Samuel Gesser was a Canadian impresario, record producer, and writer who helped shape postwar Canadian musical culture through recordings, concert promotion, and theatrical projects. He was closely associated with the preservation and dissemination of French-Canadian folk traditions, and he worked across genres that ranged from classical performance to popular music and Broadway. Gesser’s career also reflected a builder’s mentality: he treated infrastructure—labels, venues, touring, and programming—as essential to artistic visibility. He was remembered as a quiet, gentle, and gentlemanly figure whose influence extended well beyond entertainment into cultural identity.
Early Life and Education
Gesser grew up in Montreal’s Plateau-Mont-Royal district and attended Baron Byng High School. He was known for a persistent, self-directed curiosity about entertainment, which showed early in his habit of sneaking into a local cinema and then negotiating access through practical help. During this period, he described learning the entertainment business by immersing himself in its day-to-day operations.
Career
Between 1949 and 1959, Gesser worked as a commercial artist while writing hundreds of scripts for CBC radio and television. He also traveled throughout Quebec in the late 1940s and early 1950s to record French-Canadian fiddle tunes and folk songs, releasing them through Allied Records. In parallel, he presented folk-music programs on CFCF and on the CBC, positioning himself at the intersection of media and musical preservation. This early period established a pattern that would define his later work: combining production skills with a commitment to cultural documentation.
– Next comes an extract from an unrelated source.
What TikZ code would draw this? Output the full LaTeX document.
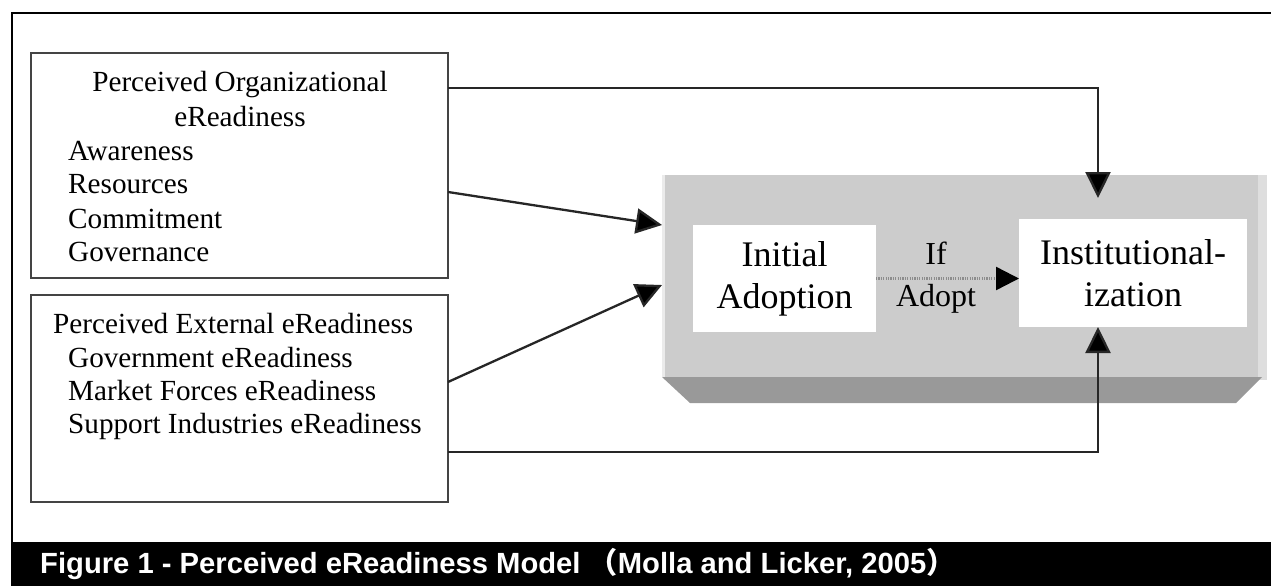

While browsing in a Chicago record store in 1948, Gesser discovered a Folkways release that arrived from a U.S. label not distributed in Canada. He traveled to New York and met Folkways founder Moses Asch, which led to Gesser becoming the Canadian representative for Folkways Records. Noticing that the Folkways catalog contained relatively little Canadian folk music, Asch approved recordings to fill that gap, with conditions that emphasized Gesser’s investment in the project. Gesser responded with the same blend of pragmatism and enthusiasm that characterized his later career.
Inspired by ethnomusicologists such as Marius Barbeau and Carmen Roy, Gesser recorded and produced roughly a hundred discs. He worked with a wide range of artists and folklorists, supporting both performance and documentation as complementary purposes. His approach placed value on cultural preservation even when it did not directly align with mainstream commercial incentives. Over time, the work helped broaden what listeners in Canada could access and what international audiences could recognize.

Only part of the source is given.